If you’re married and your plan pays benefits as an annuity (common in traditional pensions), federal law automatically provides your spouse with two protections. A Qualified Joint and Survivor Annuity (QJSA) ensures your spouse continues receiving a portion of your pension after you die. A Qualified Preretirement Survivor Annuity (QPSA) provides a benefit to your spouse if you die before reaching retirement age.

You can waive either of these protections, but only with your spouse’s written consent, witnessed by a plan representative or a notary public. The consent must identify the specific alternate beneficiary who would receive the benefit instead.18eCFR. 26 CFR 1.401(a)-20 – Requirements of Qualified Joint and Survivor Annuity and Qualified Preretirement Survivor Annuity A prenuptial agreement does not count as valid spousal consent, even if it addresses retirement assets. And if a participant remarries, the prior spouse’s consent does not bind the new spouse — new consent is required.

Dividing Benefits in a Divorce

Retirement benefits are often among the largest assets divided during a divorce. A Qualified Domestic Relations Order (QDRO) is a court order issued under state domestic relations law that directs the plan to pay all or part of a participant’s benefits to an alternate payee — typically a former spouse, though children and other dependents also qualify. Without a QDRO, the plan administrator cannot legally split the account. Getting the QDRO right matters enormously; a generic divorce decree that mentions the 401(k) but doesn’t meet ERISA’s specific requirements will be rejected by the plan. Most plans have model QDRO forms, and asking for one before drafting the order can save thousands in legal fees.

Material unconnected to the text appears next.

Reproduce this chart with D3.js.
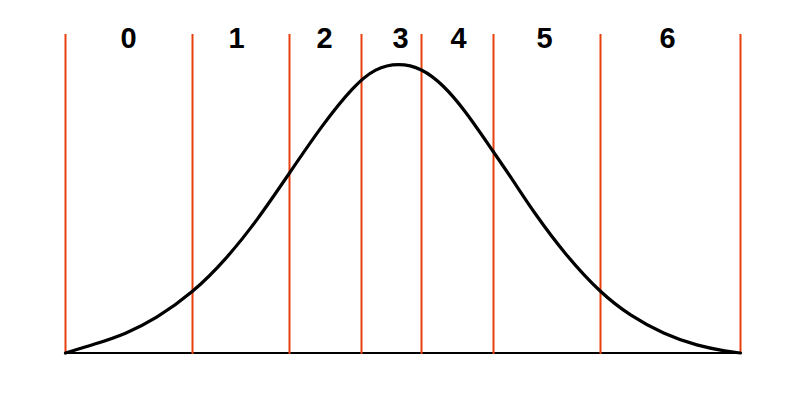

Filing a Benefit Claim and Appealing a Denial

Every ERISA plan must have a formal process for submitting benefit claims and appealing denials. Understanding the deadlines is critical, because missing one can lock you out of court entirely.

Initial Claim Decision

After you file a benefit claim, the plan administrator generally has 90 days to make a decision. If special circumstances require more time, the administrator can extend that window by another 90 days — but only if you receive written notice of the extension before the first 90 days expire.19eCFR. 29 CFR 2560.503-1 – Claims Procedure Disability claims move on a shorter clock: 45 days for the initial decision, with two possible 30-day extensions.

What a Denial Notice Must Include

If your claim is denied, the notice cannot simply say “denied.” Federal regulations require it to explain the specific reasons for the denial, identify any plan provision the decision relied on, describe what additional information (if any) you’d need to submit, and spell out the plan’s appeal procedures along with applicable deadlines. If the administrator used an internal rule or guideline to deny the claim, the notice must either include the text of that rule or tell you it’s available free of charge on request.20U.S. Department of Labor. Benefit Claims Procedure Regulation FAQs A vague or incomplete denial letter is itself a procedural violation that can work in your favor later.

The Internal Appeal

You must have at least 60 days after receiving a denial to file an internal appeal for most plan types. For disability and group health plan claims, the minimum appeal window is 180 days.21eCFR. 29 CFR 2560.503-1 – Claims Procedure During the appeal, you’re entitled to submit written comments and additional documents, and the plan must give you access — free of charge — to all records relevant to your claim.

Most federal courts require you to exhaust this internal appeals process before filing a lawsuit. Skipping the appeal and going straight to court will usually get your case dismissed. The exhaustion requirement can feel like a hurdle designed to wear you down, but the appeal stage is also where many denials get reversed — particularly when the participant submits evidence the administrator didn’t have the first time around.

Taking Legal Action in Federal Court

If you’ve exhausted the plan’s internal process and your claim is still denied, ERISA gives you the right to sue in federal court to recover benefits owed, enforce your rights under the plan, or get a ruling clarifying what you’re entitled to in the future.22Office of the Law Revision Counsel. 29 USC 1132 – Civil Enforcement

The standard a court uses to review the administrator’s decision depends on your plan’s language. If the plan grants the administrator discretionary authority to interpret its terms, the court applies a deferential “abuse of discretion” standard — meaning it will overturn the denial only if the administrator’s decision was unreasonable. If the plan does not grant that discretion, the court reviews the claim fresh, under a “de novo” standard, giving no special weight to what the administrator decided. This distinction matters more than almost anything else in ERISA litigation. Before you file suit, read your SPD carefully to see whether it includes a discretionary authority clause.

Courts also have the power — but not the obligation — to award reasonable attorney’s fees and costs to either side.22Office of the Law Revision Counsel. 29 USC 1132 – Civil Enforcement Fee awards to prevailing participants are common enough to make litigation viable even when the benefit amount at stake is modest. For fiduciary breach claims that don’t fit neatly into a benefits dispute, a separate provision allows participants to seek broader equitable relief, including orders to remove a fiduciary or restore plan losses.

If you aren’t ready to file a lawsuit — or want the government to investigate while you weigh your options — you can submit a complaint to the Department of Labor’s Employee Benefits Security Administration (EBSA). EBSA reviews every complaint, and its investigations can result in plan corrections, restored benefits, and enforcement actions without you needing to hire an attorney.